Al Jaffee began writing and drawing professionally in 1940, after graduating from the High School of Music & Art in New York City. He first worked for Stan Lee at Timely (now Marvel) Comics. Before his lifetime career at Mad magazine, Jaffee worked on the Hugh Hefner–published Trump, and with fellow creators Harvey Kurtzman, Arnold Roth, and Will Elder, published and contributed to Humbug. When Humbug folded in 1958, Jaffee was asked back to MAD by editor Al Feldstein. Jaffee’s trademark feature, the Fold-In, was intended as a one-time gag for the magazine, but publisher William Gaines loved it, and it quickly became one of its most popular features. Jaffee is still producing the Fold-In for MAD, and to date has created more than four hundred. Other features for MAD Jaffee created include Hawks & Doves, and Snappy Answers to Stupid Questions, which Jaffee still contributes.
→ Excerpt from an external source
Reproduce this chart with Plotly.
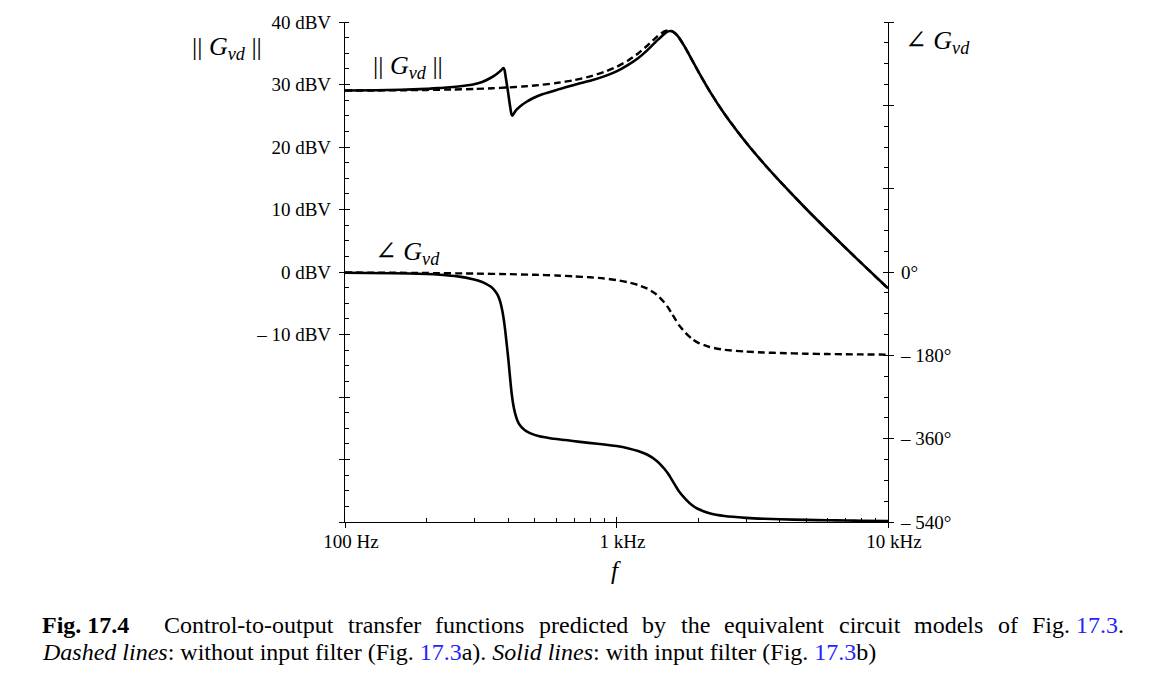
import plotly.graph_objects as go

# ---------------- data ----------------
# Magnitude without input filter (dashed), dBV
freq_mag_dashed = [100, 130, 160, 200, 250, 300, 350, 400, 450, 500, 600, 700, 800, 900,
                   1000, 1100, 1200, 1300, 1400, 1500, 1550, 1600, 1650, 1700, 1800, 1900,
                   2000, 2200, 2500, 3000, 3500, 4000, 5000, 6000, 7000, 8000, 10000]
mag_dashed = [29.03, 29.05, 29.08, 29.13, 29.20, 29.29, 29.40, 29.53, 29.67, 29.84, 30.23,
              30.71, 31.29, 31.99, 32.82, 33.81, 34.95, 36.24, 37.54, 38.50, 38.66, 38.54,
              38.13, 37.48, 35.75, 33.88, 32.10, 28.99, 25.29, 20.73, 17.28, 14.49, 10.08,
              6.64, 3.80, 1.38, -2.62]

# Magnitude with input filter (solid), dBV
freq_mag_solid = [100, 130, 160, 200, 224, 250, 275, 296, 320, 342, 360, 372, 380, 384,
                  387, 392, 398, 404, 410, 413, 418, 425, 441, 465, 492, 530, 569, 619,
                  692, 734, 800, 900, 1000, 1100, 1200, 1300, 1400, 1450, 1500, 1550, 1600,
                  1650, 1700, 1800, 1900, 2000, 2200, 2500, 3000, 3500, 4000, 5000, 6000,
                  7000, 8000, 10000]
mag_solid = [29.05, 29.08, 29.15, 29.30, 29.45, 29.60, 29.80, 30.00, 30.40, 31.00, 31.60,
             32.10, 32.50, 32.65, 32.30, 30.80, 29.00, 27.00, 25.30, 25.00, 25.30, 25.80,
             26.50, 27.20, 27.80, 28.40, 28.80, 29.30, 29.90, 30.20, 30.60, 31.30, 32.10,
             33.10, 34.20, 35.50, 36.90, 37.50, 38.10, 38.50, 38.52, 38.13, 37.48, 35.75,
             33.88, 32.10, 28.99, 25.29, 20.73, 17.28, 14.49, 10.08, 6.64, 3.80, 1.38, -2.62]

# Phase without input filter (dashed), degrees
freq_phase_dashed = [100, 200, 300, 400, 500, 600, 700, 800, 900, 1000, 1100, 1200, 1300,
                     1400, 1500, 1550, 1600, 1650, 1700, 1800, 1900, 2000, 2200, 2500, 3000,
                     3500, 4000, 5000, 6000, 7000, 8000, 10000]
phase_dashed = [-1.0, -2.2, -3.4, -4.6, -6.0, -7.5, -9.5, -11.5, -14.0, -17.5, -22.0, -28.0,
                -36.0, -48.0, -66.0, -77.0, -90.0, -103.0, -115.0, -132.0, -145.0, -153.0,
                -162.0, -168.0, -172.0, -174.0, -175.0, -176.5, -177.2, -177.7, -178.0, -178.5]

# Phase with input filter (solid), degrees
freq_phase_solid = [100, 150, 200, 224, 260, 296, 320, 332, 345, 357, 366, 372, 380, 388,
                    394, 400, 405, 411, 417, 423, 431, 441, 460, 480, 520, 569, 650, 734,
                    850, 1000, 1100, 1200, 1300, 1400, 1500, 1550, 1600, 1650, 1700, 1800,
                    1900, 2000, 2200, 2500, 3000, 3500, 4000, 5000, 6000, 7000, 8000, 10000]
phase_solid = [-1.5, -2.6, -4.3, -6.0, -9.5, -15.5, -21.5, -26.0, -32.0, -41.0, -51.0, -62.0,
               -85.0, -120.0, -155.0, -191.0, -225.0, -262.0, -288.0, -305.0, -320.0, -331.0,
               -342.0, -348.0, -355.0, -359.0, -363.0, -367.0, -371.0, -376.0, -380.5, -386.7,
               -394.8, -407.0, -425.0, -436.0, -449.0, -462.0, -474.0, -491.0, -504.0, -512.0,
               -521.0, -527.0, -531.0, -533.0, -534.0, -535.5, -536.3, -536.8, -537.2, -537.8]

# axis ticks
x_major = [100, 1000, 10000]
x_major_text = ["100 Hz", "1 kHz", "10 kHz"]
x_minor = [200, 300, 400, 500, 600, 700, 800, 900, 2000, 3000, 4000, 5000, 6000, 7000, 8000, 9000]
mag_major = [-40, -30, -20, -10, 0, 10, 20, 30, 40]
mag_major_text = ["", "", "", "\u2013 10 dBV", "0 dBV", "10 dBV", "20 dBV", "30 dBV", "40 dBV"]
phase_major = [-540, -360, -180, 0, 180, 360, 540]
phase_major_text = ["\u2013 540\u00b0", "\u2013 360\u00b0", "\u2013 180\u00b0", "0\u00b0", "", "", ""]

# caption text
LINK = "<span style='color:#2424ff'>17.3</span>"
caption_line1_words = ["Control-to-output", "transfer", "functions", "predicted", "by", "the",
                       "equivalent", "circuit", "models", "of", "Fig.\u00a0" + LINK + "."]
caption_line2 = ("<i>Dashed lines</i>: without input filter (Fig.\u00a0" + LINK + "a). "
                 "<i>Solid lines</i>: with input filter (Fig.\u00a0" + LINK + "b)")

# ---------------- layout geometry ----------------
W, H = 1157, 682
PL, PR, PT, PB = 345, 888, 18, 522   # plot area in pixels
FONT = "Liberation Serif, DejaVu Serif, serif"

def px_x(p):
    return (p - PL) / (PR - PL)

def px_y(p):
    return (PB - p) / (PB - PT)

fig = go.Figure()

dash_style = "7px,4px"
fig.add_trace(go.Scatter(x=freq_mag_dashed, y=mag_dashed, mode="lines", yaxis="y",
                         line=dict(color="black", width=2.4, dash=dash_style, shape="spline", smoothing=0.6)))
fig.add_trace(go.Scatter(x=freq_mag_solid, y=mag_solid, mode="lines", yaxis="y",
                         line=dict(color="black", width=2.6, shape="spline", smoothing=0.6)))
fig.add_trace(go.Scatter(x=freq_phase_dashed, y=phase_dashed, mode="lines", yaxis="y2",
                         line=dict(color="black", width=2.4, dash=dash_style, shape="spline", smoothing=0.6)))
fig.add_trace(go.Scatter(x=freq_phase_solid, y=phase_solid, mode="lines", yaxis="y2",
                         line=dict(color="black", width=2.6, shape="spline", smoothing=0.6)))
# empty helper traces so the overlay tick axes (crossing major ticks) are drawn
fig.add_trace(go.Scatter(x=[None], y=[None], xaxis="x2", yaxis="y3", mode="lines", hoverinfo="skip"))
fig.add_trace(go.Scatter(x=[None], y=[None], xaxis="x2", yaxis="y4", mode="lines", hoverinfo="skip"))

tickfont = dict(family=FONT, size=19, color="black")

fig.update_layout(
    width=W, height=H, autosize=False,
    margin=dict(l=PL, r=W - PR, t=PT, b=H - PB, pad=0),
    paper_bgcolor="white", plot_bgcolor="white",
    showlegend=False, hovermode=False,
    xaxis=dict(type="log", range=[2, 4], showgrid=False, zeroline=False,
               showline=True, linecolor="black", linewidth=1.3,
               ticks="outside", ticklen=5, tickwidth=1.2, tickcolor="black",
               tickmode="array", tickvals=x_major, ticktext=x_major_text,
               tickfont=tickfont, ticklabelshift=6, ticklabelstandoff=-3,
               minor=dict(tickmode="array", tickvals=x_minor, ticks="inside",
                          ticklen=4, tickwidth=1, tickcolor="black", showgrid=False)),
    xaxis2=dict(type="log", range=[2, 4], overlaying="x", anchor="y", side="bottom",
                showgrid=False, zeroline=False, showline=False, showticklabels=False,
                ticks="inside", ticklen=5, tickwidth=1.2, tickcolor="black",
                tickmode="array", tickvals=x_major),
    yaxis=dict(range=[-40, 40], showgrid=False, zeroline=False,
               showline=True, linecolor="black", linewidth=1.3,
               ticks="outside", ticklen=5, tickwidth=1.2, tickcolor="black",
               tickmode="array", tickvals=mag_major, ticktext=mag_major_text,
               tickfont=tickfont, ticklabelstandoff=4,
               minor=dict(tickmode="linear", tick0=0, dtick=2.5, ticks="inside",
                          ticklen=3.5, tickwidth=1, tickcolor="black", showgrid=False)),
    yaxis2=dict(range=[-540, 540], overlaying="y", side="right", anchor="x",
                showgrid=False, zeroline=False,
                showline=True, linecolor="black", linewidth=1.3,
                ticks="outside", ticklen=5, tickwidth=1.2, tickcolor="black",
                tickmode="array", tickvals=phase_major, ticktext=phase_major_text,
                tickfont=tickfont, ticklabelstandoff=3,
                minor=dict(tickmode="linear", tick0=0, dtick=45, ticks="inside",
                           ticklen=3.5, tickwidth=1, tickcolor="black", showgrid=False)),
    yaxis3=dict(range=[-40, 40], overlaying="y", side="left", anchor="x2",
                showgrid=False, zeroline=False, showline=False, showticklabels=False,
                ticks="inside", ticklen=5, tickwidth=1.2, tickcolor="black",
                tickmode="array", tickvals=mag_major),
    yaxis4=dict(range=[-540, 540], overlaying="y", side="right", anchor="x2",
                showgrid=False, zeroline=False, showline=False, showticklabels=False,
                ticks="inside", ticklen=5, tickwidth=1.2, tickcolor="black",
                tickmode="array", tickvals=phase_major),
)

label_font = dict(family=FONT, size=26, color="black")
mag_label = "|| <i>G</i><sub><i>vd</i></sub> ||"
ang_label = "\u2220 <i>G</i><sub><i>vd</i></sub>"
cap_font = dict(family=FONT, size=24, color="black")

annotations = [
    dict(text=mag_label, x=px_x(227), y=px_y(44), font=label_font),
    dict(text=mag_label, x=px_x(408), y=px_y(63), font=label_font),
    dict(text=ang_label, x=px_x(407), y=px_y(251), font=label_font),
    dict(text=ang_label, x=px_x(937), y=px_y(38), font=label_font),
    dict(text="<i>f</i>", x=px_x(616), y=px_y(571), font=dict(family=FONT, size=25, color="black")),
    dict(text="<b>Fig. 17.4</b>", x=px_x(40), y=px_y(626), xanchor="left", font=cap_font),
    dict(text=caption_line2, x=px_x(40), y=px_y(653), xanchor="left", font=cap_font),
]

# justified first caption line: words spread between x=162 and x=1122 px
word_px = [169.3, 73.3, 89.3, 89.3, 24.0, 29.3, 100.0, 61.3, 69.3, 20.0, 92.0]
gap = (1122 - 162 - sum(word_px)) / (len(word_px) - 1)
xpos = 162.0
for w, wpx in zip(caption_line1_words, word_px):
    annotations.append(dict(text=w, x=px_x(xpos), y=px_y(626), xanchor="left", font=cap_font))
    xpos += wpx + gap

for a in annotations:
    a.setdefault("xanchor", "center")
    a.update(xref="paper", yref="paper", yanchor="middle", showarrow=False)
fig.update_layout(annotations=annotations)

fig.write_html("out.html")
In addition to his work at MAD, Jaffee wrote and drew “Tall Tales,” a wordless comic feature that ran in the New York Herald Tribune Syndicate from 1957 to 1963. More than five dozen books of original material and reprints of his work have been published. Jaffee has contributed illustrations to Playboy, Esquire, and Wired magazines, several national advertising campaigns, and has drawn covers for Batman and Superman comic books.
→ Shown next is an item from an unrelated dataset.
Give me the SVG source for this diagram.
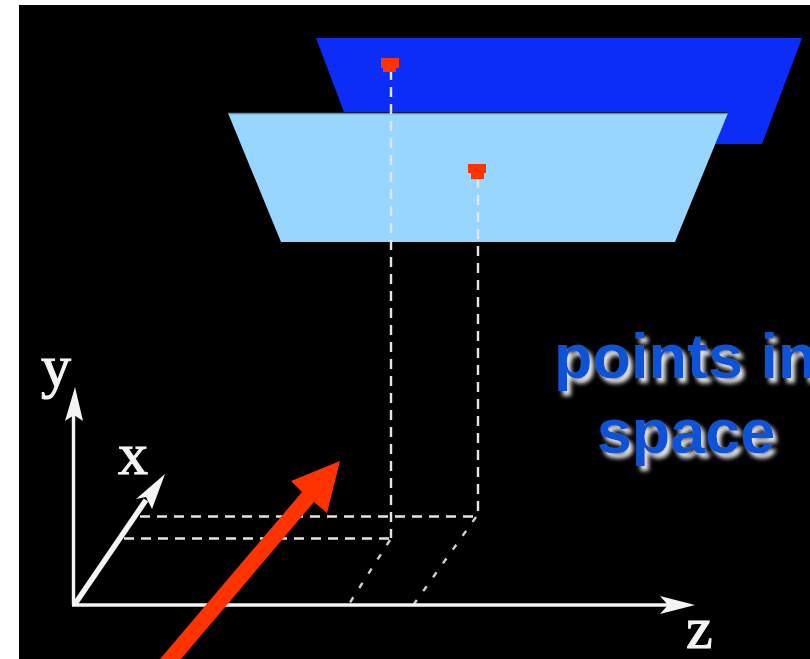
<svg xmlns="http://www.w3.org/2000/svg" width="810" height="659" viewBox="0 0 810 659">
<defs>
<filter id="shadow" x="-10%" y="-20%" width="120%" height="140%">
<feGaussianBlur in="SourceAlpha" stdDeviation="2.2" result="b"/>
<feOffset in="b" dx="4" dy="5" result="o"/>
<feFlood flood-color="#e4e4e4"/>
<feComposite in2="o" operator="in" result="s"/>
<feMerge><feMergeNode in="s"/><feMergeNode in="SourceGraphic"/></feMerge>
</filter>
</defs>
<style>
.axis{stroke:#f4f4f4;stroke-width:3.400;fill:none}
.head{fill:#f4f4f4}
.dash{stroke:#e4e4e4;stroke-width:2.400;fill:none;stroke-dasharray:10 7}
.diag{stroke:#d0d0d0;stroke-width:2.400;fill:none;stroke-dasharray:6 11}
.lab{font-family:"Liberation Serif","Times New Roman",serif;font-size:60px;fill:#f4f4f4;stroke:#f4f4f4;stroke-width:1.100}
.cap{font-family:"Liberation Sans",Arial,sans-serif;font-weight:bold;font-size:63px;fill:#0a52d8}
.pt{fill:#ff3300}
</style>
<rect width="810" height="659" fill="#ffffff"/>
<rect x="19" y="5" width="791" height="654" fill="#000000"/>
<g id="plane-back"><polygon points="316,38 802,38 762,144 715,144 728,112 344,112" fill="#0c2cf8"/></g>
<g id="plane-front"><polygon points="228,113 728,113 675,242 281,242" fill="#99d6ff"/><line x1="228" y1="113.500" x2="728" y2="113.500" stroke="#5a8aa8" stroke-width="1.500"/></g>
<g id="connectors">
<line class="dash" x1="391" y1="70" x2="391" y2="538"/>
<line class="dash" x1="478" y1="178" x2="478" y2="516"/>
<line class="dash" x1="140" y1="516.500" x2="478" y2="516.500"/>
<line class="dash" x1="124" y1="538.500" x2="391" y2="538.500"/>
<line class="diag" x1="390" y1="540" x2="349" y2="604"/>
<line class="diag" x1="476" y1="517" x2="414" y2="604"/>
</g>
<g id="axis-y"><line class="axis" x1="73.500" y1="605" x2="73.500" y2="410"/><polygon class="head" points="75,387 83,421 74,415 65,421"/><text class="lab" x="41" y="386">y</text></g>
<g id="axis-x"><line class="axis" x1="75" y1="604" x2="146" y2="500" style="stroke-width:5.500"/><polygon class="head" points="165,474 152,509 146,497 136,499"/><text class="lab" x="118" y="474">x</text></g>
<g id="axis-z"><line class="axis" x1="72" y1="605" x2="675" y2="605"/><polygon class="head" points="695,605 660,614 668,605 660,596"/><text class="lab" x="686" y="648">z</text></g>
<g id="point-back"><polygon class="pt" points="381,58 399,58 399,68 396,68 396,72 383,72 383,68 381,68"/></g>
<g id="point-front"><polygon class="pt" points="468,164 486,164 486,173 484,173 484,179 471,179 471,173 468,173"/></g>
<g id="red-arrow"><polygon points="340,461 327,513 314,502 181,659 160,659 302,492 291,481" fill="#ff3300"/></g>
<g id="caption" filter="url(#shadow)">
<text class="cap" x="554" y="378">points in</text>
<text class="cap" x="686" y="453" text-anchor="middle">space</text>
</g>
</svg>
Awards include the Harvey Award for Best Cartoonist/Writer in 2001, four category Harvey Awards; the Reuben, the highest award from the National Cartoonist’s Society, as 2007’s Cartoonist of the Year; the Sergio from the Comic Art Professional Society (CAPS); and the Inkpot from San Diego Comic Con. In 2013, he was inducted into the Will Eisner Hall of Fame, and in 2014, the Society of Illustrator’s Hall of Fame.
A collection of the best of the Tall Tales cartoons was published in 2008, and in the same year, Humbug’s eleven-issue run was published in a two-volume boxed set with a cover illustration by Jaffee. 2010 saw the publication of Al Jaffee’s biography, Al Jaffee’s Mad Life; and the four-volume, boxed Mad Fold-In Collection: 1964 to 2010.